To draw a link to current events, there are clear implications for how we should run policy in Iraq, and I think that the United States government is actually headed in this direction. I’m in favor of troop withdrawals, but there has to be some sort of propping up of incomes if we want to prevent a return to greater civil unrest and the unraveling of the recent gains we’ve seen. I would not want to see the make-work programs organized through the Iraqi government rolled back. On the surface, the story is about jihadi movements and ethnic tensions, but the underlying causes are often about economics. When you cater to people’s fundamental economic needs, things get a lot more tranquil.

Why don’t we see the same kind of corruption happening on a large scale in the United States that we’ve seen in countries with developing economies?
We have rules and regulations that hinder this sort of behavior; even if people are not constrained by conscience, they can be constrained by law. In the United States, we have both greater social sanction against corruption and more laws that are enforced more effectively.

What are the best ways to curb corruption?
Basic economic common sense is a good place to start. Let’s take an example: Why do people take bribes? Perhaps because they’re poor and need to supplement their incomes in order to feed their families. An obvious solution is to raise salaries. Then they can indulge their consciences (hard to do when your kids are starving). Alternatively, perhaps a Kenyan policeman with a $20 monthly salary doesn’t care about losing his job, but given a $40 salary he’s less likely to take bribes if there’s some chance it results in his getting fired. Raising civil servants’ salaries is a very common policy prescription for rooting out corruption. That’s the theory. But ultimately we need to see what happens when economic theory meets the real world. So something we really push in the book — for dealing with both violence and corruption — is more policy experimentation, guided by theory, by the world’s governments.
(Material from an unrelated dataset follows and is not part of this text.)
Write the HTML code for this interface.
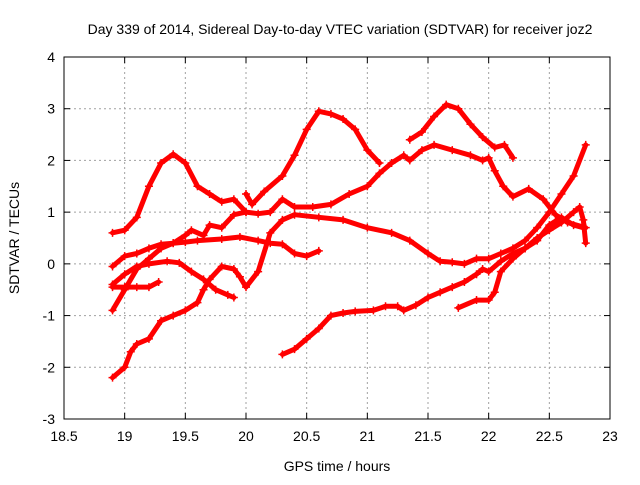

Why hasn’t foreign aid been more successful in helping eradicate poverty?
There is a broad sense that a lot of money has simply been stolen or utterly wasted. This comes back to understanding the problem of corruption. We would also argue that, while some aid should be directed at longer-term investments, this has been too much the focus of aid in recent decades. Highways, power plants and hydro dams can be a big help. But not if they get destroyed or fall into disrepair because of political instability. So we need to allocate more aid to dampening economic ups and downs.
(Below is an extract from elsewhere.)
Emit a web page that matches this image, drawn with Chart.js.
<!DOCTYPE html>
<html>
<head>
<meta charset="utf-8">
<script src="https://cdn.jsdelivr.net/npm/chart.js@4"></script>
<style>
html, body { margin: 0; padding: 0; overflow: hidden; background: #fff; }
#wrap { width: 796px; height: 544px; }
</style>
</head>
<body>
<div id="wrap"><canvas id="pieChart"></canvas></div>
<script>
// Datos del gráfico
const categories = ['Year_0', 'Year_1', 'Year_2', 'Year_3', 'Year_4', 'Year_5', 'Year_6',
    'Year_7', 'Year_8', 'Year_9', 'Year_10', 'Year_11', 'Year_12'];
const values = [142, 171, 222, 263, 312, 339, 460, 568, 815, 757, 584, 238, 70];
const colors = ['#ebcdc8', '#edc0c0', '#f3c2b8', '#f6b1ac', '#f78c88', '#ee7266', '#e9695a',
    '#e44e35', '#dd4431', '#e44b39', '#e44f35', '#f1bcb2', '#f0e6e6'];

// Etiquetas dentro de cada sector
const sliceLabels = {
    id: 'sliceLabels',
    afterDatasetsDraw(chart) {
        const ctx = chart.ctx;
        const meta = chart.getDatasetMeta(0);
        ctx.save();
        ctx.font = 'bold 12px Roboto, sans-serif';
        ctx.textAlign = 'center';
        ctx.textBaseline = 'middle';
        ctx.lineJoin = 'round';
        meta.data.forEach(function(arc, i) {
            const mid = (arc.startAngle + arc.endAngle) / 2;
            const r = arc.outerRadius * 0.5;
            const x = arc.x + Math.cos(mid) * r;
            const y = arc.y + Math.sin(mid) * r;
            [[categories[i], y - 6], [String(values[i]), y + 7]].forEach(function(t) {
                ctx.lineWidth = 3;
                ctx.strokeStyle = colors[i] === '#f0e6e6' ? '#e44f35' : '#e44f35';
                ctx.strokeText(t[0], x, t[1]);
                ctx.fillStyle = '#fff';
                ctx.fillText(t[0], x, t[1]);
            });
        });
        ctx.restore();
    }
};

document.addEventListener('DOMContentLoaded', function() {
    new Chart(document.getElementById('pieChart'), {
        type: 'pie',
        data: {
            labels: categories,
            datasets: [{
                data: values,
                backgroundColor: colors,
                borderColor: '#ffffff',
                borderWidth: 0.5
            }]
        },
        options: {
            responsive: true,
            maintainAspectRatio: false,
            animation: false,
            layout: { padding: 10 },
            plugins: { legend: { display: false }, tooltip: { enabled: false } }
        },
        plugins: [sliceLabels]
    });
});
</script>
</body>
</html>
The growth trajectories of the big economic losers of the last half-century have a lot of ups and downs. If there is some possibility that a country every five years descends into economic chaos and civil war, investors aren’t going to write many checks for investment or aid in that country. We hope that by working to prevent economic collapses, long-term investment — courtesy of the private sector — will take care of itself. If we can create a stable business environment, the money will come.

What is the role of education in foreign aid to poor countries?
There has been tons of money poured into education around the world. Again, a lot of that money is stolen. We’re not advocating that there be no foreign-aid money directed at long-term programs, such as education. Education surely plays a large role in the long run. But we argue that this type of development assistance is not going to be useful unless we can also iron out economic ups and downs, lest these longer-term investments be destroyed by civil strife and economic collapse.

Raymond Fisman is the Lambert Family Professor of Social Enterprise, a Bernstein faculty leader at the Sanford C. Bernstein & Co. Center for Leadership and Ethics and research director of the Social Enterprise Program at Columbia Business School.